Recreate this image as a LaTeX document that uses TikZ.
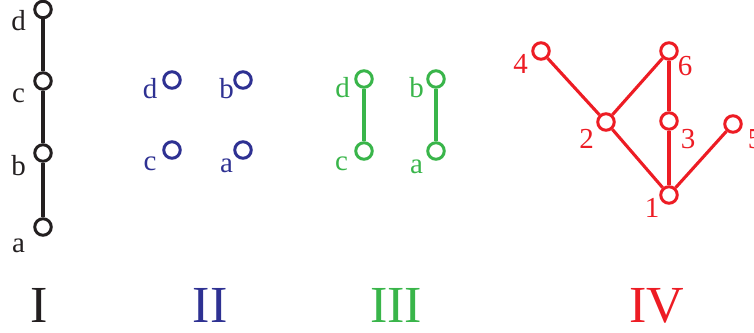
\documentclass[tikz,border=0pt]{standalone}
\usepackage{fontspec}
\setmainfont{Liberation Serif}
\definecolor{cI}{HTML}{231F20}
\definecolor{cII}{HTML}{2E3192}
\definecolor{cIII}{HTML}{39B54A}
\definecolor{cIV}{HTML}{ED1C24}
\begin{document}
\begin{tikzpicture}[x=1pt,y=-1pt,
  vtx/.style={circle,draw,line width=3pt,minimum size=16.5pt,inner sep=0pt,fill=white},
  lbl/.style={anchor=base,inner sep=0pt,font=\fontsize{29}{29}\selectfont},
  num/.style={anchor=base,inner sep=0pt,text depth=0pt,font=\fontsize{52}{52}\selectfont},
  edge/.style={line width=3.1pt}]
\useasboundingbox (0,0) rectangle (754,332);
% Panel I
\begin{scope}[cI]
\node[vtx] (Id) at (43,9.5) {};
\node[vtx] (Ic) at (43,81) {};
\node[vtx] (Ib) at (43,153) {};
\node[vtx] (Ia) at (43,227) {};
\draw[edge] (Id) -- (Ic) -- (Ib) -- (Ia);
\node[lbl] (Ild) at (18.5,30) {d};
\node[lbl] (Ilc) at (18.5,102) {c};
\node[lbl] (Ilb) at (18.5,175) {b};
\node[lbl] (Ila) at (18.5,252) {a};
\node[num] (nI) at (39.5,322) {I};
\end{scope}
% Panel II
\begin{scope}[cII]
\node[vtx] (IId) at (172,80) {};
\node[vtx] (IIb) at (243,80) {};
\node[vtx] (IIc) at (172,150) {};
\node[vtx] (IIa) at (243,150) {};
\node[lbl] (IIld) at (150,98) {d};
\node[lbl] (IIlb) at (226.5,98) {b};
\node[lbl] (IIlc) at (150,170) {c};
\node[lbl] (IIla) at (226.5,172) {a};
\node[num] (nII) at (210,322) {II};
\end{scope}
% Panel III
\begin{scope}[cIII]
\node[vtx] (IIId) at (364,79) {};
\node[vtx] (IIIb) at (436,79) {};
\node[vtx] (IIIc) at (364,151) {};
\node[vtx] (IIIa) at (436,151) {};
\draw[edge] (IIId) -- (IIIc);
\draw[edge] (IIIb) -- (IIIa);
\node[lbl] (IIIld) at (342.5,97) {d};
\node[lbl] (IIIlb) at (416.5,97) {b};
\node[lbl] (IIIlc) at (341.5,170) {c};
\node[lbl] (IIIla) at (416.5,173) {a};
\node[num] (nIII) at (396,322) {III};
\end{scope}
% Panel IV
\begin{scope}[cIV]
\node[vtx] (v4) at (541,51) {};
\node[vtx] (v6) at (669,51) {};
\node[vtx] (v2) at (606,122) {};
\node[vtx] (v3) at (669,121) {};
\node[vtx] (v5) at (733,124) {};
\node[vtx] (v1) at (669,195) {};
\draw[edge] (v4) -- (v2);
\draw[edge] (v2) -- (v6);
\draw[edge] (v6) -- (v3);
\draw[edge] (v3) -- (v1);
\draw[edge] (v2) -- (v1);
\draw[edge] (v1) -- (v5);
\node[lbl] (l4) at (520.5,73) {4};
\node[lbl] (l6) at (685,75) {6};
\node[lbl] (l2) at (586.5,148) {2};
\node[lbl] (l3) at (688,148) {3};
\node[lbl] (l5) at (755,148) {5};
\node[lbl] (l1) at (652,217) {1};
\node[num] (nIV) at (657,322) {IV};
\end{scope}
\end{tikzpicture}
\end{document}
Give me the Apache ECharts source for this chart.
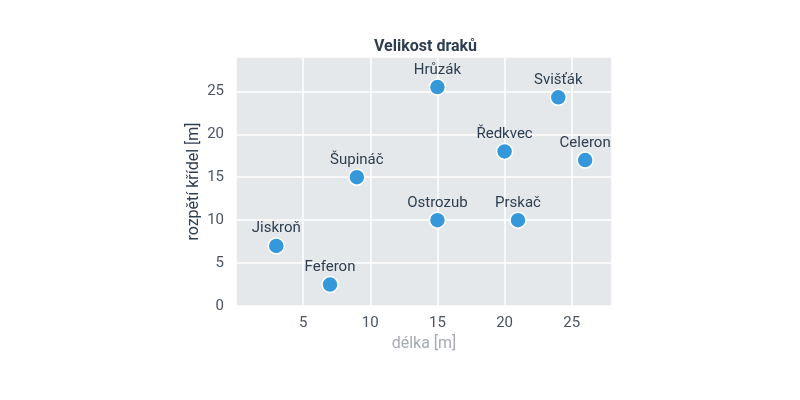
<!DOCTYPE html>
<html style="height: 100%">
<head>
    <meta charset="utf-8">
    <title>Velikost draků</title>
    <script src="https://cdn.jsdelivr.net/npm/echarts@6/dist/echarts.min.js"></script>
</head>
<body style="height: 100%; margin: 0; background: #fff">
    <div id="container" style="width: 800px; height: 400px"></div>
    <script type="text/javascript">
        // dragons: name, length [m], wingspan [m]
        const names = ['Jiskroň', 'Feferon', 'Šupináč', 'Hrůzák', 'Ostrozub', 'Ředkvec', 'Prskač', 'Svišťák', 'Celeron'];
        const lengths = [3, 7, 9, 15, 15, 20, 21, 24, 26];
        const wingspans = [7, 2.5, 15, 25.5, 10, 18, 10, 24.3, 17];

        const points = names.map((n, i) => ({ name: n, value: [lengths[i], wingspans[i]] }));

        const chart = echarts.init(document.getElementById('container'));
        chart.setOption({
            textStyle: { fontFamily: 'Roboto' },
            title: {
                text: 'Velikost draků',
                left: 369,
                top: 34,
                textStyle: { fontSize: 16, fontWeight: 'bold', color: '#2c3e50', fontFamily: 'Roboto' }
            },
            grid: {
                left: 236, right: 188, top: 57, bottom: 94,
                show: true, backgroundColor: '#e5e8ea', borderWidth: 0
            },
            xAxis: {
                type: 'value',
                min: 0, max: 28, interval: 5,
                name: 'délka [m]',
                nameLocation: 'middle',
                nameGap: 30,
                nameTextStyle: { color: '#a3abb3', fontSize: 16 },
                axisLine: { show: false },
                axisTick: { show: false },
                axisLabel: { showMinLabel: false, showMaxLabel: false, color: '#4a5460', fontSize: 15, margin: 10 },
                splitLine: { lineStyle: { color: '#ffffff', width: 1.5 } }
            },
            yAxis: {
                type: 'value',
                min: 0, max: 29, interval: 5,
                name: 'rozpětí křídel [m]',
                nameLocation: 'middle',
                nameGap: 34,
                nameTextStyle: { color: '#2c3e50', fontSize: 16 },
                axisLine: { show: false },
                axisTick: { show: false },
                axisLabel: { showMaxLabel: false, color: '#4a5460', fontSize: 15, margin: 12 },
                splitLine: { lineStyle: { color: '#ffffff', width: 1.5 } }
            },
            series: [{
                type: 'scatter',
                data: points,
                symbolSize: 16,
                itemStyle: { color: '#3498db', borderColor: '#ffffff', borderWidth: 1.5, opacity: 1 },
                label: {
                    show: true,
                    position: 'top',
                    distance: 1,
                    formatter: '{b}',
                    color: '#2c3e50',
                    fontSize: 15
                }
            }]
        });
    </script>
</body>
</html>
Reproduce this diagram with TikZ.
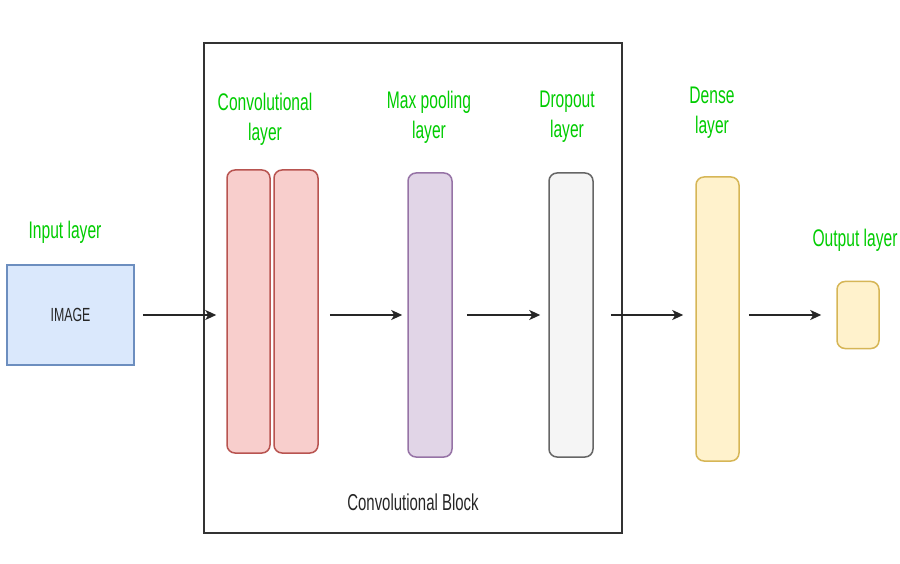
\documentclass[tikz,border=0pt]{standalone}
\usepackage{fontspec}
\setmainfont{Liberation Sans}
\newfontfamily\narrowfont[FakeStretch=0.65]{Liberation Sans}
\usetikzlibrary{arrows.meta}
\definecolor{labgreen}{HTML}{00CC00}
\definecolor{imgfill}{HTML}{DAE8FC}\definecolor{imgdraw}{HTML}{6C8EBF}
\definecolor{convfill}{HTML}{F8CECC}\definecolor{convdraw}{HTML}{B85450}
\definecolor{poolfill}{HTML}{E1D5E7}\definecolor{pooldraw}{HTML}{9673A6}
\definecolor{dropfill}{HTML}{F5F5F5}\definecolor{dropdraw}{HTML}{666666}
\definecolor{densefill}{HTML}{FFF2CC}\definecolor{densedraw}{HTML}{D6B656}
\tikzset{
  lbl/.style={text=labgreen, font=\narrowfont\fontsize{24}{30}\selectfont, align=center},
  layerbox/.style={draw, line width=1.5pt, rounded corners=8pt, inner sep=0pt},
  arr/.style={draw=black!85, line width=1.6pt, -{Stealth[length=11pt,width=10pt,inset=3pt]}}
}
\begin{document}
\begin{tikzpicture}[x=1pt,y=-1pt]
\useasboundingbox (0,0) rectangle (900,564);
\node[draw=black!80, line width=1.5pt, minimum width=418pt, minimum height=490pt, inner sep=0pt] (block) at (413,288) {};
\node[font=\narrowfont\fontsize{23}{27}\selectfont, text=black!85] (blocktxt) at (413,502) {Convolutional Block};
\node[draw=imgdraw, fill=imgfill, line width=1.5pt, minimum width=127pt, minimum height=100pt, inner sep=0pt, font=\narrowfont\fontsize{19}{22}\selectfont, text=black!85] (img) at (70.5,315) {IMAGE};
\node[layerbox, draw=convdraw, fill=convfill, minimum width=43pt, minimum height=283pt] (convA) at (248.5,311.5) {};
\node[layerbox, draw=convdraw, fill=convfill, minimum width=44pt, minimum height=283pt] (convB) at (296,311.5) {};
\node[layerbox, draw=pooldraw, fill=poolfill, minimum width=44pt, minimum height=284pt] (pool) at (430,315) {};
\node[layerbox, draw=dropdraw, fill=dropfill, minimum width=44pt, minimum height=284pt] (drop) at (571,315) {};
\node[layerbox, draw=densedraw, fill=densefill, minimum width=43pt, minimum height=284pt] (dense) at (717.5,319) {};
\node[layerbox, draw=densedraw, fill=densefill, minimum width=42pt, minimum height=67pt] (out) at (858,315) {};
\node[lbl] (imglbl) at (65,232) {Input layer};
\node[lbl] (convlbl) at (265,119) {Convolutional\\layer};
\node[lbl] (poollbl) at (429,117) {Max pooling\\layer};
\node[lbl] (droplbl) at (567,117) {Dropout\\layer};
\node[lbl] (denselbl) at (712,113) {Dense\\layer};
\node[lbl] (outlbl) at (855,240) {Output layer};
\draw[arr, shorten <=8pt, shorten >=10pt] (img.east) -- (convA.west |- img.east);
\draw[arr, shorten <=11pt, shorten >=5pt] (convB.east |- img.east) -- (pool.west |- img.east);
\draw[arr, shorten <=14pt, shorten >=8pt] (pool.east) -- (drop.west);
\draw[arr, shorten <=17pt, shorten >=12pt] (drop.east) -- (dense.west |- drop.east);
\draw[arr, shorten <=9pt, shorten >=15pt] (dense.east |- out.west) -- (out.west);
\end{tikzpicture}
\end{document}
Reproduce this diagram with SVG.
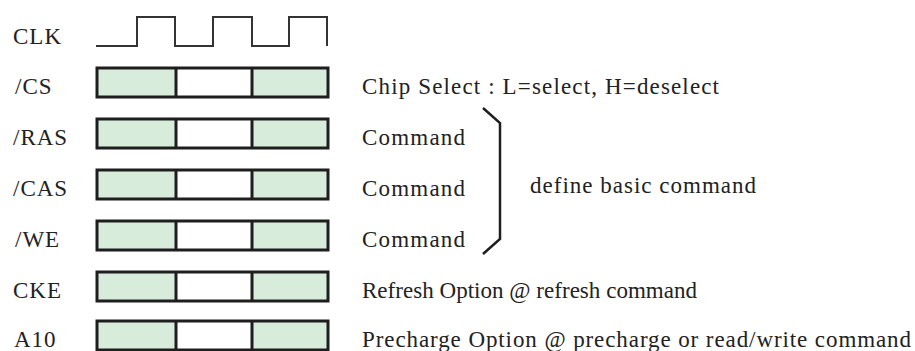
<svg xmlns="http://www.w3.org/2000/svg" width="915" height="351" viewBox="0 0 915 351">
<style>
text{font-family:'Liberation Serif','Times New Roman',serif;font-size:23px;fill:#222;letter-spacing:1px}
.g{fill:#d8ecdc}
.w{fill:#fff}
.b{fill:none;stroke:#1e1e1e;stroke-width:3}
.d{stroke:#1e1e1e;stroke-width:3}
.clk{fill:none;stroke:#333;stroke-width:2}
.br{fill:none;stroke:#1e1e1e;stroke-width:2.5}
</style>
<defs>
<g id="bus">
<rect class="g" x="97" y="0" width="79" height="29"/>
<rect class="w" x="176" y="0" width="76" height="29"/>
<rect class="g" x="252" y="0" width="76" height="29"/>
<rect class="b" x="97" y="0" width="231" height="29"/>
<line class="d" x1="176" y1="0" x2="176" y2="29"/>
<line class="d" x1="252" y1="0" x2="252" y2="29"/>
</g>
</defs>
<g id="clk">
<text x="13" y="44">CLK</text>
<path class="clk" d="M96,46 H137 V17 H175 V46 H213 V17 H252 V46 H289 V17 H327 V46"/>
</g>
<g id="cs">
<text x="15" y="94">/CS</text>
<use href="#bus" y="68"/>
<text x="362" y="94" textLength="358" lengthAdjust="spacing">Chip Select : L=select, H=deselect</text>
</g>
<g id="ras">
<text x="13" y="145">/RAS</text>
<use href="#bus" y="119"/>
<text x="362" y="145" textLength="104" lengthAdjust="spacing">Command</text>
</g>
<g id="cas">
<text x="13" y="196">/CAS</text>
<use href="#bus" y="170"/>
<text x="362" y="196" textLength="104" lengthAdjust="spacing">Command</text>
</g>
<g id="we">
<text x="15" y="247">/WE</text>
<use href="#bus" y="221"/>
<text x="362" y="247" textLength="104" lengthAdjust="spacing">Command</text>
</g>
<g id="cke">
<text x="13" y="298">CKE</text>
<use href="#bus" y="272"/>
<text x="362" y="298" textLength="336" lengthAdjust="spacing">Refresh Option @ refresh command</text>
</g>
<g id="a10">
<text x="14" y="347">A10</text>
<use href="#bus" y="321"/>
<text x="362" y="347" textLength="550" lengthAdjust="spacing">Precharge Option @ precharge or read/write command</text>
</g>
<g id="connectors">
<path class="br" d="M483,108 L500,123 L500,239 L483,254"/>
</g>
<g id="note">
<text x="530" y="193" textLength="227" lengthAdjust="spacing">define basic command</text>
</g>
</svg>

########################################

» **PROBLEM REQUIREMENTS**
Return every line in the listing that contains the word "Reproduce".

» **EXPECTED ANSWER**
Reproduce this diagram with TikZ.
Reproduce this diagram with SVG.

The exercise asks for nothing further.